Not all claims survived. Judge Chung dismissed the human trafficking claims, as well as negligence and unjust enrichment claims. The trafficking claims failed because the complaint attributed the acts of trafficking to “Qatari employers in Qatar,” and the TVPRA’s extraterritorial provisions require the direct violators to possess U.S. nationality, permanent residence, or presence. The court also dismissed claims against two of the five defendants — Jacobs Solutions Inc. and CH2M Hill International B.V. — for lack of personal jurisdiction in Colorado. Jacobs Solutions, the parent company formed after the relevant work was completed, successfully argued it did not acquire the liabilities of Jacobs Engineering through a “reverse triangular merger” structure. CH2M Hill International B.V., a Dutch subsidiary, was found to lack sufficient contacts with Colorado.

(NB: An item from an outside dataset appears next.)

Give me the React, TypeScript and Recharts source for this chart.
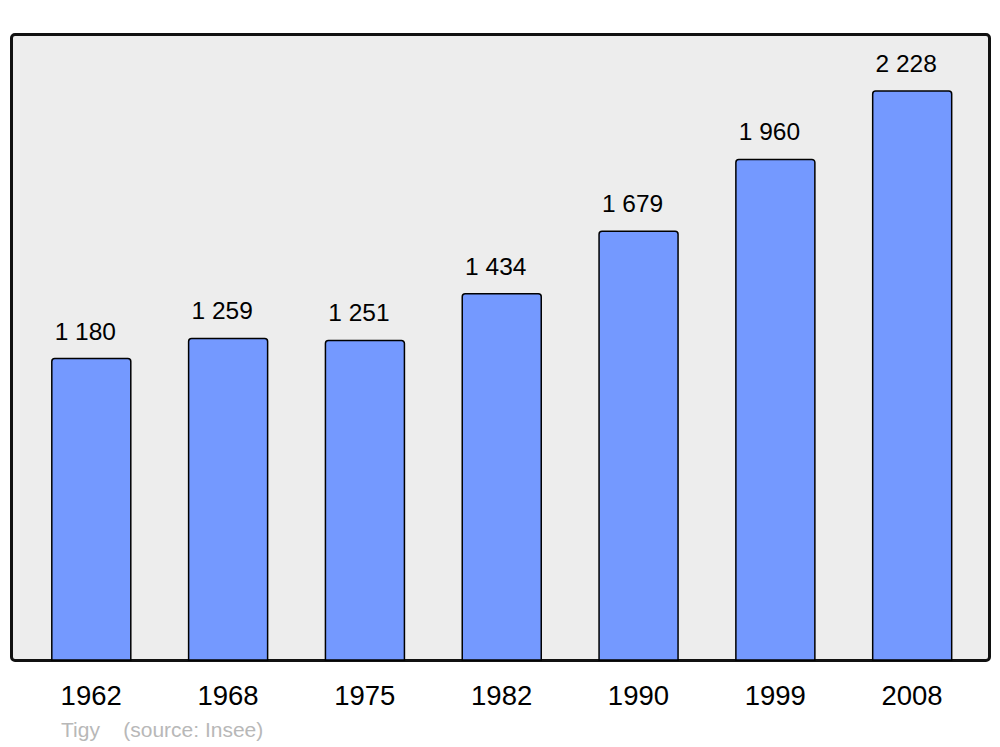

Claims against Jacobs Engineering Group, CH2M Hill Companies Ltd., and CH2M Hill International Ltd. survived. For Jacobs Engineering, the court applied the doctrine of specific jurisdiction, finding that the company’s oversight of World Cup construction from Colorado offices using dual-hatted former CH2M employees constituted sufficient contact with the forum state.

Expansion of the Litigation

The original 38-plaintiff case has grown into a broader litigation effort. A second case, Al.C. v. Jacobs Solutions Inc. (No. 1:25-cv-00274), was filed in January 2025 with approximately 40 additional Filipino plaintiffs, bringing the combined total to nearly 100 workers across two lawsuits. A third related case, B. v. Jacobs Solutions Inc. (No. 25-cv-03067), was filed in September 2025 and had a pending motion to dismiss as of early 2026.

The second case followed a similar procedural path. On March 30, 2026, U.S. District Judge Regina M. Rodriguez issued an order adopting in part a recommendation from Magistrate Judge Chung. Consistent with the original case, Judge Rodriguez dismissed Jacobs Solutions Inc. and CH2M Hill International B.V. for lack of personal jurisdiction and dismissed certain claims for 19 specific plaintiffs whose employer, Habtoor Leighton Group, was not plausibly linked to the venture described in the complaint. The remaining plaintiffs’ claims against Jacobs Engineering Group, CH2M Hill Companies Ltd., and CH2M Hill International Ltd. survived.

Defendants’ Position and Legal Strategy

The defendants, represented by Justin Rassi of Debevoise & Plimpton, have contested the case on multiple fronts. Beyond the jurisdictional and standing arguments addressed in Judge Chung’s ruling, the companies argued that the TVPRA’s “venture liability” provision does not mirror common-law aiding-and-abetting because the plaintiffs did not allege the defendants intended to facilitate forced labor. They also challenged the sufficiency of the pleadings and argued that applying an American statute to labor practices in Qatar violated the presumption against extraterritorial application of U.S. law.

At the time the lawsuit was first filed in October 2023, Jacobs Solutions stated it had not yet been served or reviewed the allegations but emphasized the company was “committed to respecting the human rights of all those in its operations.”

After Judge Chung’s June 2025 ruling, the defendants sought certification for an interlocutory appeal to the U.S. Court of Appeals for the Tenth Circuit, hoping to challenge the extraterritoriality ruling before the case moved further. On March 20, 2026, Judge Rodriguez denied that request, finding no “substantial ground for difference of opinion” on the issue and noting that the circuit courts that had addressed the TVPRA’s extraterritorial reach had consistently agreed it applies abroad. She added that the case had already been pending for approximately two-and-a-half years and that an immediate appeal would “prolong the matter.”

Current Status

As of early 2026, the litigation is in a pretrial phase. The original case and the second case have been reassigned jointly to Judge Rodriguez and Magistrate Judge Chung to increase efficiency. No trial date or formal discovery schedule has been publicly reported. With the interlocutory appeal denied and core forced labor claims intact against three defendant entities, the cases appear headed toward discovery — a phase that could compel the production of internal documents related to the companies’ oversight of labor conditions on the World Cup projects.